D’un point iconographique, les ombres aux formes étranges ne sont pas récurrentes dans la peinture avant le XVII e siècle. Une analyse générale devrait être menée pour questionner la récurrence des motifs marginaux dans la peinture. Est-ce que ces ombres transformées de nature humoristiques pourraient être considérées comme une sorte de signature ? Est-ce que Witz est le seul à les utiliser dans de la peinture religieuse conciliaire ?

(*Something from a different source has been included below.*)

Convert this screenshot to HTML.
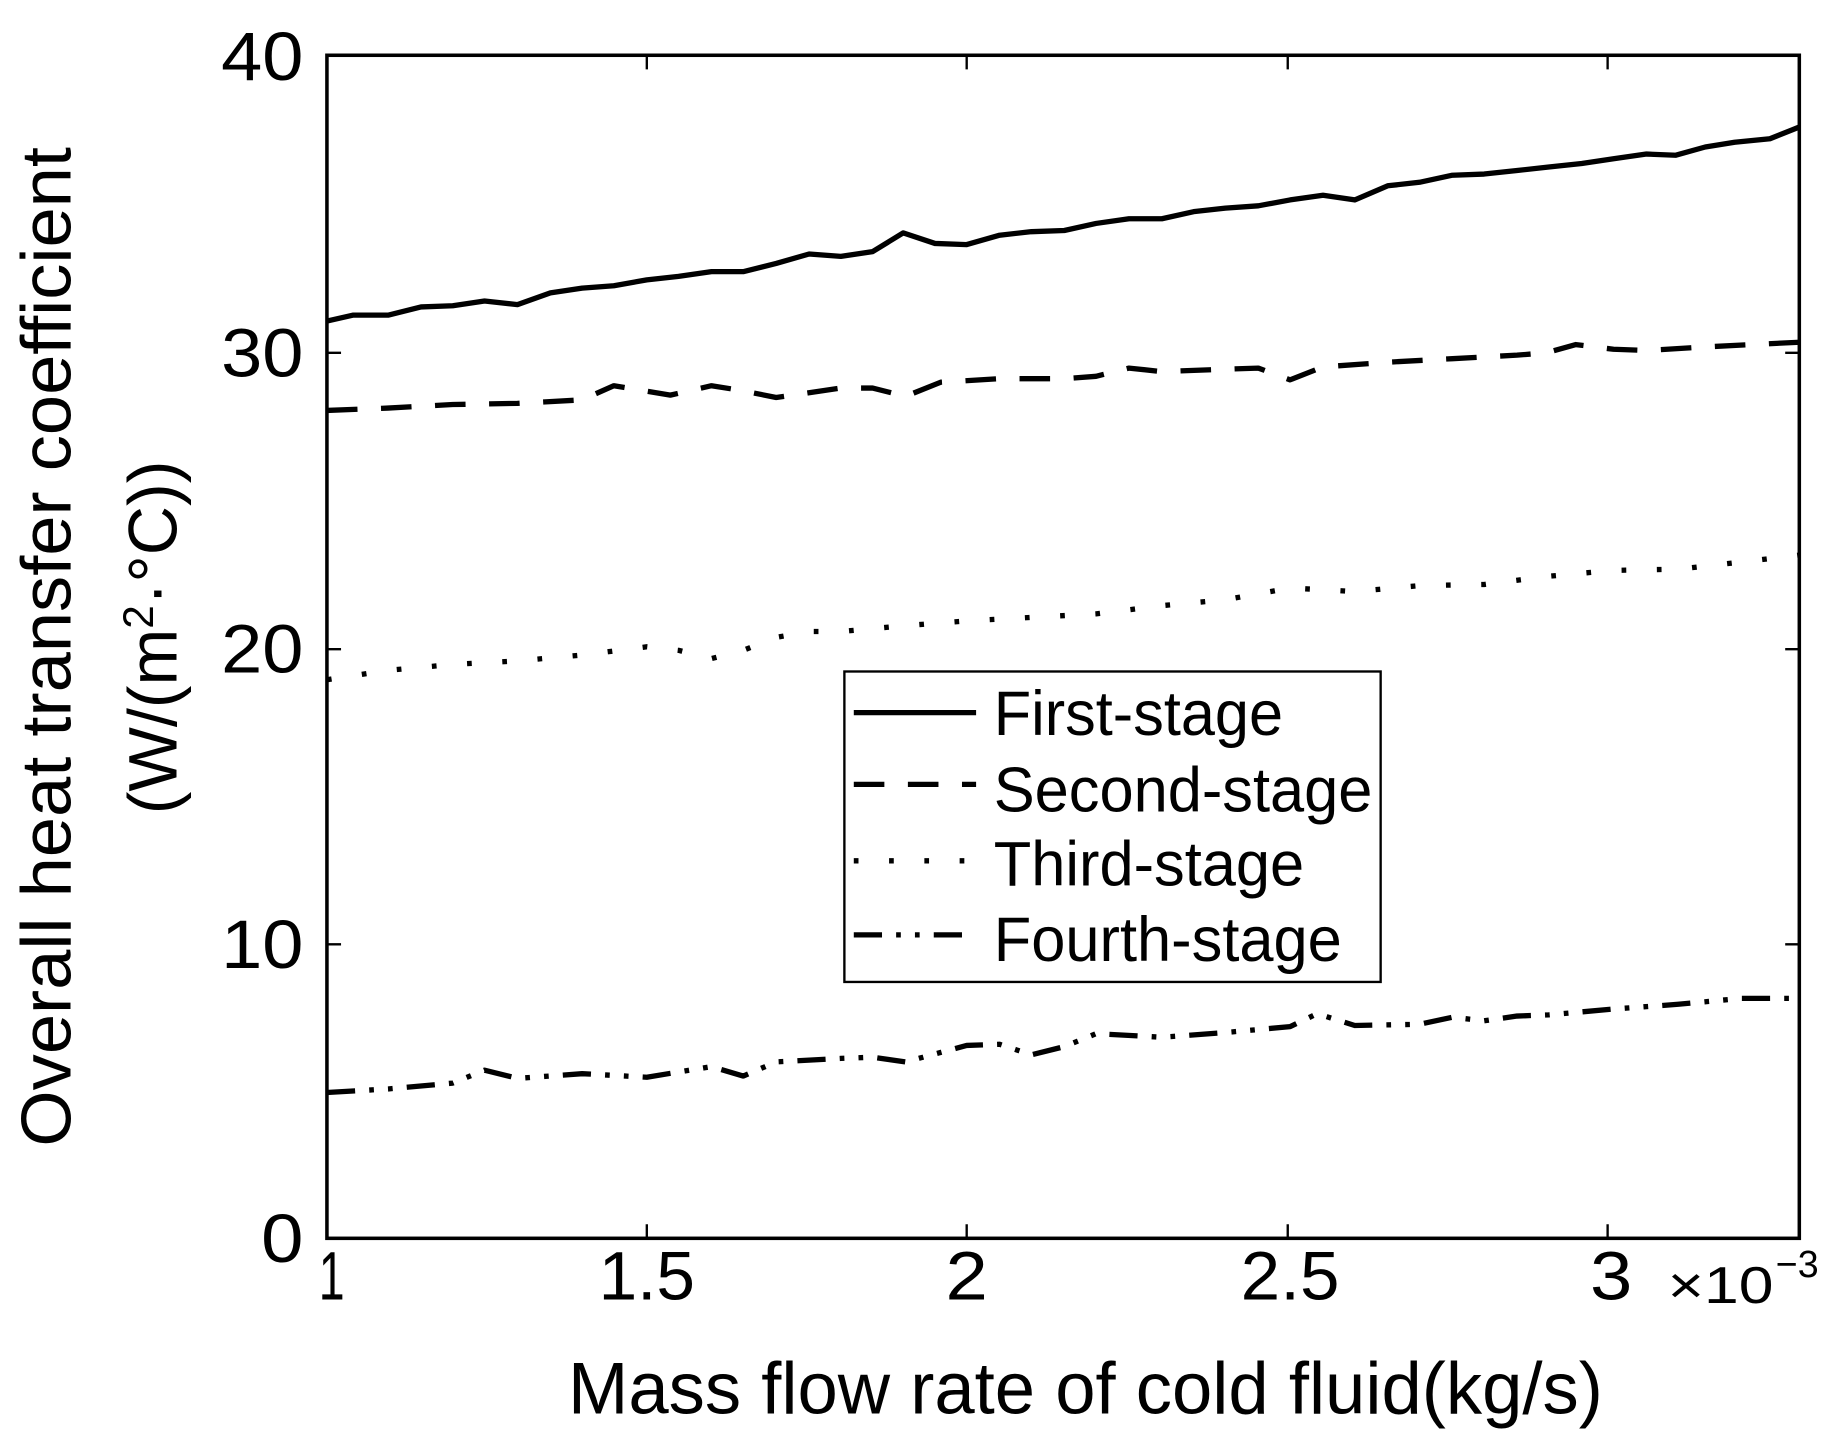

[1] La perspective est fausse, on la nommera empirique. Il est fort peu probable que Witz ait connu l’ouvrage d’Alberti publié en 1435 (De pictura) et même s’il en avait entendu parlé, nous pouvons supposer qu’il aurait de toute façon maintenu certaines traditions qui ne peuvent être couplées avec la mise en œuvre d’une perspective centrale.

 

 

[2] Psaume 91, verset 13 : « Tu marcheras sur le lion et l’aspic, tu fouleras le lionceau et le dragon ».

 

 

[3] St Barthélemy est l’apôtre des Indes venu d’orient. Il porte le couteau en référence à son martyre puisqu’il fut écorché. Sa peau n’est pas présentée ce qui n’est pas étonnant dans le contexte germanique qui n’a adopté cet attribut avec beaucoup de retard.

[4] Le Maître de l’Annonciation a été rapproché de Arnoul de Cats par Albert Châtelet. Cf CHATELET, 1987.

 

 

[5] STOICHITA, 2000, p. 79-84

 

 

[6] BAXANDALL, 1999

 

 

[7] LEONARD de VINCI, 1490, p. 161-181

 

 

[8] Ibid, p. 168

 

 

[9] PLINE, Ier siècle ap. J.C.

 

 

[10] GOMBRICH, 1996

 

 

[11] François de Metz qui a acquis une grande importance pendant le Concile de Bâle fut élevé au rang de cardinal par Amédée VIII. Il est fort probable qu’il soit le commanditaire du retable de Genève. Il est représenté en donateur dans ce panneau, agenouillé devant la vierge et présenté par St Pierre.

 

 

[12] Une analyse systématique des textes contemporains ou du début du XVI e siècle pourrait permettre de mieux connaître la manière dont les œuvres ont été reçues par les fidèles et ainsi confirmer ou infirmer nos remarques.